Channing Tatum delivers his best and most physically demanding work yet, with a career defining turn that allows him to finally explore his full dramatic range.  Wearing a prosthetic nose, Steve Carell undergoes a fascinating reinvention right before our eyes, hauntingly portraying the underlying coldness and increasing mental illness of the character.  Mark Ruffalo delivers what is arguably the best performance of the three, masterfully portraying this man who made profound sacrifices for his brother, with a sense of quiet heartbreak.

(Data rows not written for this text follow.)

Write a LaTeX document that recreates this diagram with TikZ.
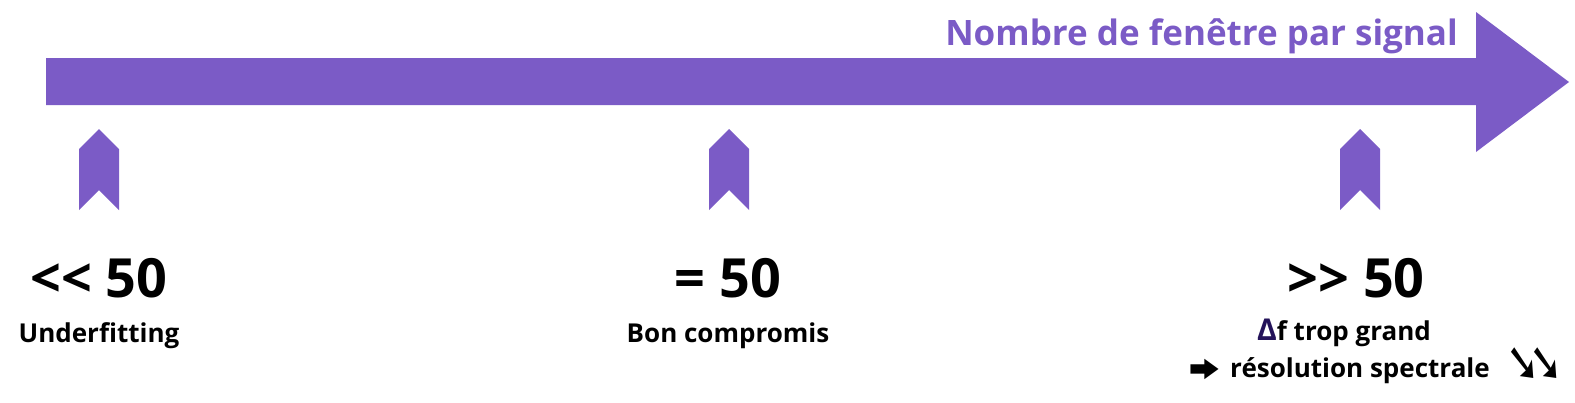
\documentclass[tikz,border=0pt]{standalone}
\usepackage{fontspec}
\usepackage{graphicx}
\setmainfont{Open Sans}[Ligatures=TeXOff]
\newfontfamily\symbfont{DejaVu Sans}
\definecolor{axe}{HTML}{7B5BC6}
\definecolor{delta}{HTML}{24135A}
\begin{document}
\begin{tikzpicture}[x=1pt, y=-1pt,
    valeur/.style={anchor=base, inner sep=0pt, font=\bfseries\fontsize{54}{60}\selectfont},
    legende/.style={anchor=base, inner sep=0pt, font=\bfseries\fontsize{26}{30}\selectfont}
]
\useasboundingbox (0,0) rectangle (1575,402);
% Axe
\fill[axe] (46,58) -- (1476,58) -- (1476,12) -- (1569,82) -- (1476,152) -- (1476,105) -- (46,105) -- cycle;
\node[anchor=base east, inner sep=0pt, text=axe, font=\bfseries\fontsize{35}{40}\selectfont] (titre) at (1458,45) {Nombre de fenêtre par signal};

% Reperes
\foreach \x/\n in {99/a, 729/b, 1360/c} {
    \fill[axe] (\x-20,210) -- ++(0,-61) -- ++(20,-20) -- ++(20,20) -- ++(0,61) -- ++(-20,-20) -- cycle;
    \coordinate (r\n) at (\x,170);
}

% Valeurs
\node[valeur] (va) at (99,297) {<\kern0pt< 50};
\node[legende] (la) at (99,342) {Underfitting};

\node[valeur] (vb) at (728,297) {= 50};
\node[legende] (lb) at (728,342) {Bon compromis};

\node[valeur] (vc) at (1356,297) {>\kern0pt> 50};
\node[legende] (lc) at (1344,340) {{\color{delta}\fontsize{30}{30}\selectfont Δ}f trop grand};
\node[legende] (ld) at (1360,377) {\llap{\raisebox{-2pt}{\scalebox{1.2}[0.5]{\symbfont\fontsize{64}{64}\selectfont ➧}}\hspace{-7pt}}résolution spectrale\rlap{\hspace{17pt}\raisebox{-4pt}{\scalebox{0.8}[1.1]{\symbfont\fontsize{50}{50}\selectfont ➘\kern-14pt➘}}}};
\end{tikzpicture}
\end{document}
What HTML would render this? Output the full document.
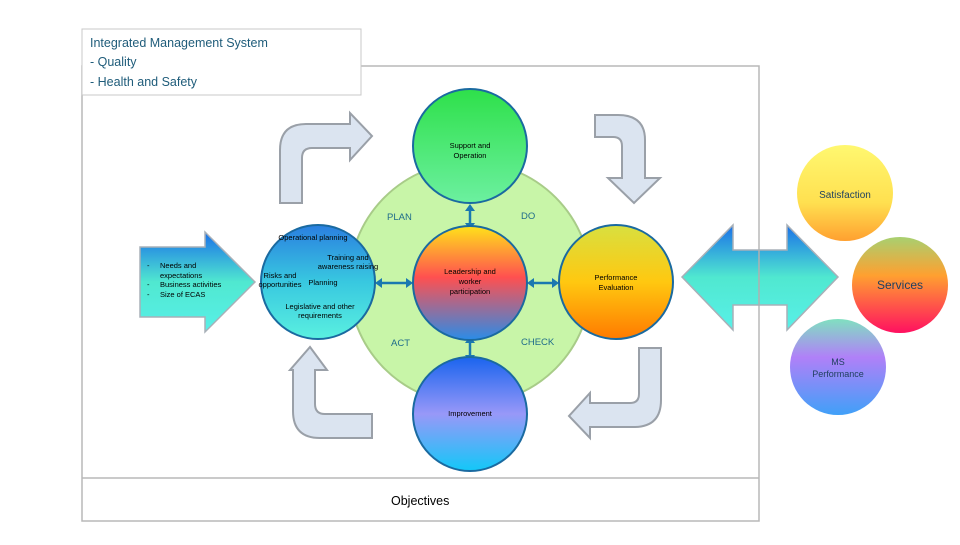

Director Bennet Miller uses this true story to touch on themes of competition and extreme masculinity, exploring how the constant strive to push yourself into perfection can lead to money and fame, but also isolation and loneliness.  At heart, Foxcatcher is about the darkest aspects of the elusive American Dream, leading to dangerously frayed mental health, and the fact that this actually happened just makes the proceedings all the more chilling.

The film is almost unnervingly quiet, moving at a deliberate pace that unfolds with increasing tension just beneath the surface, which only fully explodes near the end of the 134 minute running time.  At times, the pacing is a little too slow moving, with some scenes where not much actually seems to be happening.  But this is all done in service of building an atmosphere that feels uneasy right from the beginning, and we find ourselves invested in these multilayered characters.

There are some stirring sequences here, including a memorable and appropriately disturbing scene where Mark is physically at one of his lowest points, and has to rapidly drop weight within a matter of hours in order to qualify.  The dialogue rarely raises above a certain level, and is sometimes shown with music playing over the words being said.  Because of this, every sound that we do hear explodes with expectedly unsettling effect, from Mark retching over the toilet to the inevitable gunshots.

The scenes of wrestling are often used in a poetic way, with much of the relationship between these two brothers revealed through their primal physical interactions.  From the haunting imagery to the tightly calculated editing, Foxcatcher is an impressive exercise in feeling and control, bolstered by three of the best performances of the year.